Below is a listing; print exactly its lines from the one containing "Reproduce this chart with Plotly." down to the one containing "page body margin", both inclusive, with every picture left out.

--- --- ---

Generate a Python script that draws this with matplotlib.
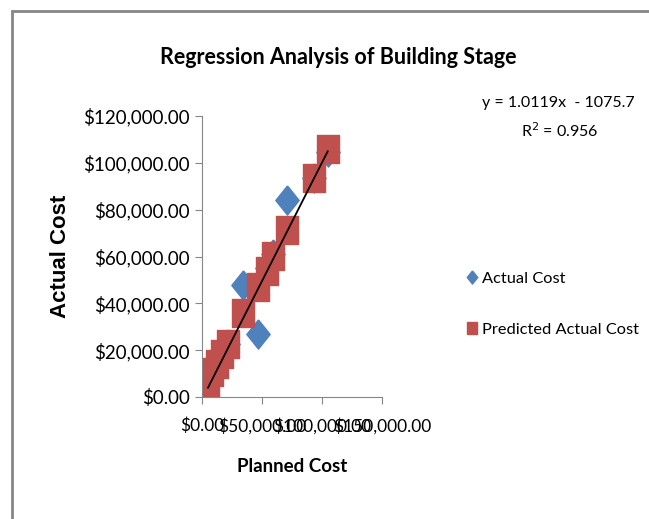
import numpy as np
import matplotlib.pyplot as plt
from matplotlib.path import Path
from matplotlib.patches import Rectangle
from matplotlib.ticker import FuncFormatter

# values
planned = [5000, 8000, 12200, 16400, 21900, 34500, 46700, 53900, 59400, 70800, 93300, 104750]
actual = [6000, 10000, 14000, 18000, 22700, 47800, 27000, 55000, 61000, 84300, 93500, 104500]
predicted = [4200, 10500, 14000, 18200, 22500, 36000, 46800, 54000, 60300, 71400, 93400, 105800]
slope, intercept = 1.0119, -1075.7
r2 = 0.956

grey = '#868686'
narrow = ['Lato', 'DejaVu Sans']

fig = plt.figure(figsize=(6.49, 5.19), dpi=100)
fig.patches.append(Rectangle((12 / 649, -0.1), 1.2, (519 - 11) / 519 + 0.1,
                             transform=fig.transFigure, fill=False,
                             edgecolor=grey, linewidth=2))

ax = fig.add_axes([202 / 649, (519 - 397) / 519, 180 / 649, 281 / 519])

# stretched markers like the original (taller than wide)
diamond = Path([(0, 0.5), (0.4, 0), (0, -0.5), (-0.4, 0), (0, 0.5)])
square = Path([(-0.39, -0.5), (0.39, -0.5), (0.39, 0.5), (-0.39, 0.5), (-0.39, -0.5)])

ax.plot(planned, actual, linestyle='none', marker=diamond, markersize=21,
        color='#4F81BD', label='Actual Cost')
ax.plot(planned, predicted, linestyle='none', marker=square, markersize=19.5,
        color='#C0504D', label='Predicted Actual Cost')
xs = np.array([min(planned), max(planned)])
ax.plot(xs, slope * xs + intercept, color='black', linewidth=1.3)

ax.set_xlim(0, 150000)
ax.set_ylim(0, 120000)
ax.set_xticks([0, 50000, 100000, 150000])
ax.set_yticks(range(0, 120001, 20000))
money = FuncFormatter(lambda v, p: '${:,.2f}'.format(v))
ax.xaxis.set_major_formatter(money)
ax.yaxis.set_major_formatter(money)
for s in ['top', 'right']:
    ax.spines[s].set_visible(False)
for s in ['left', 'bottom']:
    ax.spines[s].set_color(grey)
ax.tick_params(direction='out', length=5, color=grey, labelsize=13.5, pad=4)
ax.tick_params(axis='x', labelsize=12.5, pad=10)
for lab in ax.get_xticklabels() + ax.get_yticklabels():
    lab.set_family(narrow)

fig.text(338 / 649, 1 - 57 / 519, 'Regression Analysis of Building Stage',
         ha='center', va='center', fontsize=15.5, fontweight='bold', family=narrow)
fig.text(292 / 649, 1 - 467 / 519, 'Planned Cost', ha='center', va='center',
         fontsize=13.5, fontweight='bold', family=narrow)
fig.text(60 / 649, 1 - 256 / 519, 'Actual Cost', ha='center', va='center',
         rotation=90, fontsize=16, fontweight='bold', family='Liberation Sans')

fig.text(558 / 649, 1 - 103 / 519, 'y = 1.0119x  - 1075.7', ha='center', va='center',
         fontsize=11.5, family=narrow)
fig.text(560 / 649, 1 - 131 / 519, 'R$^2$ = {}'.format(r2), ha='center', va='center',
         fontsize=11.5, family=narrow)

leg = fig.legend(loc='upper left', bbox_to_anchor=(452 / 649, 1 - 257 / 519),
                 frameon=False, prop={'family': narrow, 'size': 11.8},
                 handlelength=0.6, handletextpad=0.35, labelspacing=2.2,
                 markerscale=0.45)

plt.savefig('out.png', dpi=100)
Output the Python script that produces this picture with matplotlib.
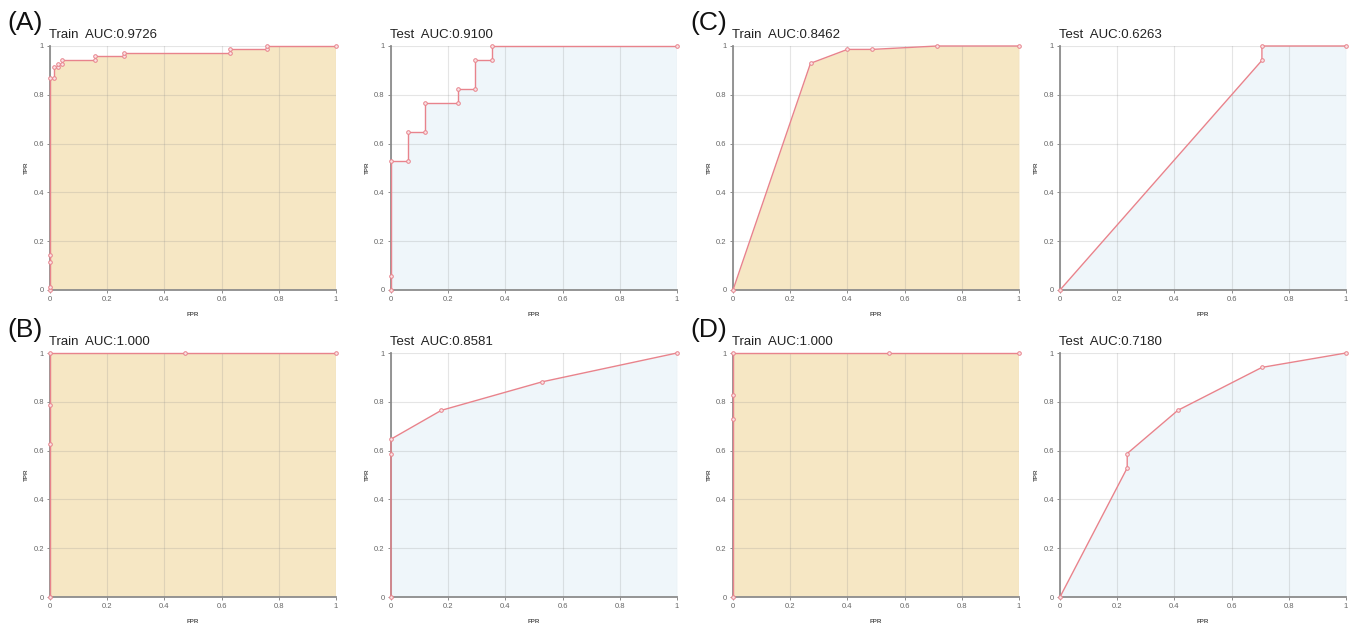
import numpy as np
import matplotlib
matplotlib.use('Agg')
import matplotlib.pyplot as plt
from matplotlib.ticker import FuncFormatter

plt.rcParams['font.family'] = ['Liberation Sans', 'DejaVu Sans']

# ROC 数据
a_train_fpr = [0, 0, 0, 0, 0, 0.014, 0.014, 0.029, 0.029, 0.043, 0.043, 0.157, 0.157, 0.257, 0.257, 0.629, 0.629, 0.757, 0.757, 1]
a_train_tpr = [0, 0.014, 0.116, 0.145, 0.870, 0.870, 0.913, 0.913, 0.928, 0.928, 0.942, 0.942, 0.957, 0.957, 0.971, 0.971, 0.986, 0.986, 1, 1]
a_test_fpr = [0, 0, 0, 0.059, 0.059, 0.118, 0.118, 0.235, 0.235, 0.294, 0.294, 0.353, 0.353, 1]
a_test_tpr = [0, 0.059, 0.529, 0.529, 0.647, 0.647, 0.765, 0.765, 0.824, 0.824, 0.941, 0.941, 1, 1]

b_train_fpr = [0, 0, 0, 0, 0.472, 1]
b_train_tpr = [0, 0.629, 0.786, 1, 1, 1]
b_test_fpr = [0, 0, 0, 0.176, 0.529, 1]
b_test_tpr = [0, 0.588, 0.647, 0.765, 0.882, 1]

c_train_fpr = [0, 0.271, 0.4, 0.486, 0.714, 1]
c_train_tpr = [0, 0.929, 0.986, 0.986, 1, 1]
c_test_fpr = [0, 0.706, 0.706, 1]
c_test_tpr = [0, 0.941, 1, 1]

d_train_fpr = [0, 0, 0, 0, 0.545, 1]
d_train_tpr = [0, 0.730, 0.829, 1, 1, 1]
d_test_fpr = [0, 0.235, 0.235, 0.412, 0.706, 1]
d_test_tpr = [0, 0.529, 0.588, 0.765, 0.941, 1]

panel_letters = ['(A)', '(B)', '(C)', '(D)']
train_titles = ['Train  AUC:0.9726', 'Train  AUC:1.000', 'Train  AUC:0.8462', 'Train  AUC:1.000']
test_titles = ['Test  AUC:0.9100', 'Test  AUC:0.8581', 'Test  AUC:0.6263', 'Test  AUC:0.7180']

panels = [
    (a_train_fpr, a_train_tpr, a_test_fpr, a_test_tpr),
    (b_train_fpr, b_train_tpr, b_test_fpr, b_test_tpr),
    (c_train_fpr, c_train_tpr, c_test_fpr, c_test_tpr),
    (d_train_fpr, d_train_tpr, d_test_fpr, d_test_tpr),
]

W, H = 1354, 625
fig = plt.figure(figsize=(W / 100, H / 100), dpi=100)

line_color = '#e8838c'
train_fill = '#f6e7c4'
test_fill = '#eff6fa'

# 像素位置: (train x0, test x0, top y)
layout = [(50, 391, 46), (50, 391, 353), (733, 1060, 46), (733, 1060, 353)]
aw, ah = 286, 244


def draw_roc(ax, fpr, tpr, fill, title):
    ax.fill_between(fpr, tpr, 0, color=fill, linewidth=0, zorder=1)
    ax.plot(fpr, tpr, color=line_color, lw=1.0, marker='o', ms=2.6,
            mfc='#fbe3e5', mec=line_color, mew=0.7, clip_on=False, zorder=3)
    ax.set_xlim(0, 1)
    ax.set_ylim(0, 1)
    ticks = [0, 0.2, 0.4, 0.6, 0.8, 1]
    ax.set_xticks(ticks)
    ax.set_yticks(ticks)
    fmt = FuncFormatter(lambda v, p: '%g' % v)
    ax.xaxis.set_major_formatter(fmt)
    ax.yaxis.set_major_formatter(fmt)
    ax.grid(True, color='#8a8a8a', alpha=0.22, lw=0.8)
    for s in ['top', 'right']:
        ax.spines[s].set_visible(False)
    for s in ['left', 'bottom']:
        ax.spines[s].set_color('#8c8c8c')
        ax.spines[s].set_linewidth(1.3)
    ax.tick_params(length=2.5, width=0.7, color='#8c8c8c', labelsize=5.5,
                   labelcolor='#666666', pad=2)
    ax.set_xlabel('FPR', fontsize=4.5, fontweight='bold', color='#555555', labelpad=6)
    ax.set_ylabel('TPR', fontsize=4.5, fontweight='bold', color='#555555', labelpad=3)
    ax.set_title(title, loc='left', fontsize=9.5, color='#222222', pad=6, x=-0.005)


for i, (tr_x, tr_y, te_x, te_y) in enumerate(panels):
    x_tr, x_te, y_top = layout[i]
    ax1 = fig.add_axes([x_tr / W, 1 - (y_top + ah) / H, aw / W, ah / H])
    draw_roc(ax1, tr_x, tr_y, train_fill, train_titles[i])
    ax2 = fig.add_axes([x_te / W, 1 - (y_top + ah) / H, aw / W, ah / H])
    draw_roc(ax2, te_x, te_y, test_fill, test_titles[i])
    fig.text((x_tr - 43) / W, 1 - (y_top - 23) / H, panel_letters[i],
             fontsize=19, va='center', ha='left', color='#111111')

fig.savefig('out.png', dpi=100)
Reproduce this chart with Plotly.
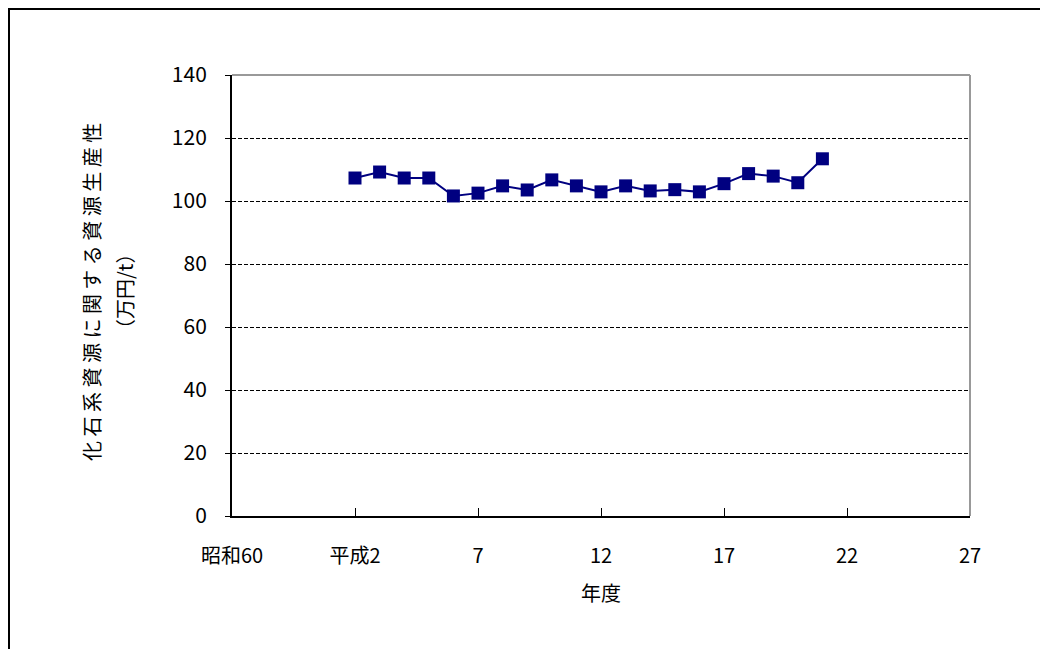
import plotly.graph_objects as go

years = list(range(1990, 2010))
productivity = [107.3, 109.2, 107.3, 107.3, 101.6, 102.5, 104.8, 103.5, 106.7, 104.8,
                102.9, 104.8, 103.2, 103.6, 102.9, 105.5, 108.7, 107.9, 105.8, 113.4]
x_tickvals = [1985, 1990, 1995, 2000, 2005, 2010, 2015]
x_ticktext = ["昭和60", "平成2", "7", "12", "17", "22", "27"]
y_tickvals = [0, 20, 40, 60, 80, 100, 120, 140]
y_title_1 = "化 石 系 資 源 に 関 す る 資 源 生 産 性"
y_title_2 = "（万円/t）"
x_title = "年度"

FONT = "Noto Sans CJK JP"
NAVY = "#000080"
OFF = 8  # page body margin

fig = go.Figure()
fig.add_trace(go.Scatter(
    x=years, y=productivity, mode="lines+markers",
    line=dict(color=NAVY, width=2),
    marker=dict(symbol="square", size=13, color=NAVY),
    showlegend=False, hoverinfo="x+y",
))

# plot area in page pixels: x 232..970, y 75..516
L, T = 232 - OFF, 75 - OFF
PW, PH = 738, 441
W, H = 1048 - OFF, 649 - OFF
R, B = W - L - PW, H - T - PH

def px_x(p):
    return (p - OFF - L) / PW

def px_y(p):
    return (T + PH - (p - OFF)) / PH

fig.update_layout(
    width=W, height=H,
    margin=dict(l=L, r=R, t=T, b=B, pad=0),
    paper_bgcolor="white", plot_bgcolor="white",
    font=dict(family=FONT, size=20, color="black"),
    xaxis=dict(
        range=[1985, 2015], tickvals=x_tickvals, ticktext=x_ticktext,
        showgrid=False, zeroline=False,
        showline=True, linecolor="black", linewidth=2,
        ticks="inside", ticklen=8, tickcolor="black", tickwidth=1,
        ticklabelstandoff=21,
        tickfont=dict(family=FONT, size=20),
    ),
    yaxis=dict(
        range=[0, 140], tickvals=y_tickvals,
        showgrid=True, gridcolor="black", griddash="4px,2px", gridwidth=1,
        zeroline=False,
        showline=True, linecolor="black", linewidth=2,
        ticks="outside", ticklen=5, tickcolor="black", tickwidth=1,
        ticklabelstandoff=14,
        tickfont=dict(family=FONT, size=21),
    ),
    shapes=[
        dict(type="line", xref="paper", yref="paper", x0=0, x1=1, y0=1, y1=1,
             line=dict(color="#999999", width=2), layer="above"),
        dict(type="line", xref="paper", yref="paper", x0=1, x1=1, y0=0, y1=1,
             line=dict(color="#999999", width=2), layer="above"),
        dict(type="rect", xref="paper", yref="paper",
             x0=px_x(9), x1=px_x(1070), y0=px_y(670), y1=px_y(9),
             line=dict(color="black", width=2), layer="above"),
    ],
    annotations=[
        dict(text=y_title_1, xref="paper", yref="paper", x=px_x(91), y=px_y(292),
             showarrow=False, textangle=-90, font=dict(family=FONT, size=20),
             xanchor="center", yanchor="middle"),
        dict(text=y_title_2, xref="paper", yref="paper", x=px_x(124), y=px_y(292),
             showarrow=False, textangle=-90, font=dict(family=FONT, size=20),
             xanchor="center", yanchor="middle"),
        dict(text=x_title, xref="paper", yref="paper", x=px_x(601), y=px_y(592),
             showarrow=False, font=dict(family=FONT, size=20),
             xanchor="center", yanchor="middle"),
    ],
)

fig.write_html("out.html")
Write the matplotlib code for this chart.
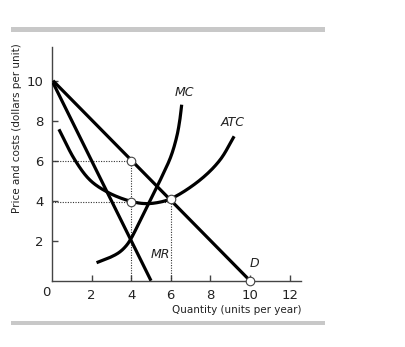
import numpy as np
import matplotlib
matplotlib.use("Agg")
import matplotlib.pyplot as plt

# Data
demand_q = [0.05, 10.0]
demand_p = [10.0, 0.0]
mr_q = [0.05, 5.0]
mr_p = [9.9, 0.0]
mc_q = [2.25, 2.9, 3.4, 3.75, 4.0, 4.5, 5.0, 5.5, 6.0, 6.3, 6.45, 6.55]
mc_p = [0.9, 1.15, 1.42, 1.75, 2.12, 3.1, 4.1, 5.1, 6.2, 7.2, 8.0, 8.8]
atc_q = [0.35, 1.16, 1.92, 2.76, 3.77, 4.6, 5.3, 6.05, 7.47, 8.48, 9.2]
atc_p = [7.57, 6.03, 5.03, 4.45, 4.03, 3.86, 3.9, 4.12, 5.03, 6.03, 7.22]
points_q = [4, 4, 6, 10]
points_p = [6, 3.95, 4.1, 0]
xticks = [2, 4, 6, 8, 10, 12]
yticks = [2, 4, 6, 8, 10]

def smooth(xs, ys, n=24, alpha=0.5):
    P = np.column_stack([np.asarray(xs, float), np.asarray(ys, float)])
    P = np.vstack([2 * P[0] - P[1], P, 2 * P[-1] - P[-2]])
    out = []
    for i in range(1, len(P) - 2):
        p0, p1, p2, p3 = P[i - 1], P[i], P[i + 1], P[i + 2]
        t0 = 0.0
        t1 = t0 + np.linalg.norm(p1 - p0) ** alpha
        t2 = t1 + np.linalg.norm(p2 - p1) ** alpha
        t3 = t2 + np.linalg.norm(p3 - p2) ** alpha
        t = np.linspace(t1, t2, n, endpoint=False)[:, None]
        a1 = (t1 - t) / (t1 - t0) * p0 + (t - t0) / (t1 - t0) * p1
        a2 = (t2 - t) / (t2 - t1) * p1 + (t - t1) / (t2 - t1) * p2
        a3 = (t3 - t) / (t3 - t2) * p2 + (t - t2) / (t3 - t2) * p3
        b1 = (t2 - t) / (t2 - t0) * a1 + (t - t0) / (t2 - t0) * a2
        b2 = (t3 - t) / (t3 - t1) * a2 + (t - t1) / (t3 - t1) * a3
        out.append((t2 - t) / (t2 - t1) * b1 + (t - t1) / (t2 - t1) * b2)
    out.append(P[-2][None, :])
    out = np.vstack(out)
    return out[:, 0], out[:, 1]

plt.rcParams['font.family'] = ['DejaVu Sans']
W, H = 405, 347
fig = plt.figure(figsize=(W / 100, H / 100), dpi=100)

x0, y0 = 52, 280.7
sx, sy = 19.8, 20.0
xmax, ymax = 12.6, 11.7
ax = fig.add_axes([x0 / W, (H - y0) / H, xmax * sx / W, ymax * sy / H])
ax.set_xlim(0, xmax)
ax.set_ylim(0, ymax)
for s in ['top', 'right']:
    ax.spines[s].set_visible(False)
for s in ['left', 'bottom']:
    ax.spines[s].set_linewidth(1.0)
    ax.spines[s].set_color('#444444')

ax.set_xticks(xticks)
ax.set_yticks(yticks)
ax.tick_params(direction='in', length=4, width=1, colors='#444444', labelsize=9.5, labelcolor='#222222', pad=6)

lw = 2.3
ax.plot(demand_q, demand_p, color='black', lw=lw, solid_capstyle='butt', zorder=3)
ax.plot(mr_q, mr_p, color='black', lw=lw, solid_capstyle='butt', zorder=3)
mx, my = smooth(mc_q, mc_p)
ax.plot(mx, my, color='black', lw=lw, solid_capstyle='butt', zorder=3)
axq, ayp = smooth(atc_q, atc_p)
ax.plot(axq, ayp, color='black', lw=lw, solid_capstyle='butt', zorder=3)

dkw = dict(color='#333333', lw=0.8, ls=(0, (1, 1.3)), zorder=2)
ax.plot([0, points_q[0]], [points_p[0], points_p[0]], **dkw)
ax.plot([points_q[0], points_q[0]], [0, points_p[0]], **dkw)
ax.plot([0, points_q[2]], [points_p[1], points_p[1]], **dkw)
ax.plot([points_q[2], points_q[2]], [0, points_p[2]], **dkw)

ax.scatter(points_q, points_p, s=38, facecolor='white', edgecolor='#444444', linewidth=0.8, zorder=5, clip_on=False)

lab = dict(fontsize=9, style='italic', color='#222222')
ax.text(6.7, 9.4, 'MC', ha='center', va='center', **lab)
ax.text(9.15, 7.9, 'ATC', ha='center', va='center', **lab)
ax.text(5.45, 1.3, 'MR', ha='center', va='center', **lab)
ax.text(10.25, 0.85, 'D', ha='center', va='center', **lab)

fig.text(46.7 / W, 1 - 293 / H, '0', ha='center', va='center', fontsize=9.5, color='#222222')
fig.text(302 / W, 1 - 310 / H, 'Quantity (units per year)', ha='right', va='center', fontsize=7.5, color='#222222')
fig.text(17 / W, 1 - 128 / H, 'Price and costs (dollars per unit)', ha='center', va='center',
         rotation=90, fontsize=7.5, color='#222222')

# gray rules
fig.patches.append(plt.Rectangle((11 / W, 1 - 31.5 / H), 314 / W, 4.5 / H, transform=fig.transFigure,
                                 facecolor='#c8c8c8', edgecolor='none'))
fig.patches.append(plt.Rectangle((11 / W, 1 - 325 / H), 314 / W, 4.5 / H, transform=fig.transFigure,
                                 facecolor='#c8c8c8', edgecolor='none'))

fig.savefig('out.png', dpi=100)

--- --- ---

#### [Expected output]
Reproduce this chart with Plotly.
import plotly.graph_objects as go

years = list(range(1990, 2010))
productivity = [107.3, 109.2, 107.3, 107.3, 101.6, 102.5, 104.8, 103.5, 106.7, 104.8,
                102.9, 104.8, 103.2, 103.6, 102.9, 105.5, 108.7, 107.9, 105.8, 113.4]
x_tickvals = [1985, 1990, 1995, 2000, 2005, 2010, 2015]
x_ticktext = ["昭和60", "平成2", "7", "12", "17", "22", "27"]
y_tickvals = [0, 20, 40, 60, 80, 100, 120, 140]
y_title_1 = "化 石 系 資 源 に 関 す る 資 源 生 産 性"
y_title_2 = "（万円/t）"
x_title = "年度"

FONT = "Noto Sans CJK JP"
NAVY = "#000080"
OFF = 8  # page body margin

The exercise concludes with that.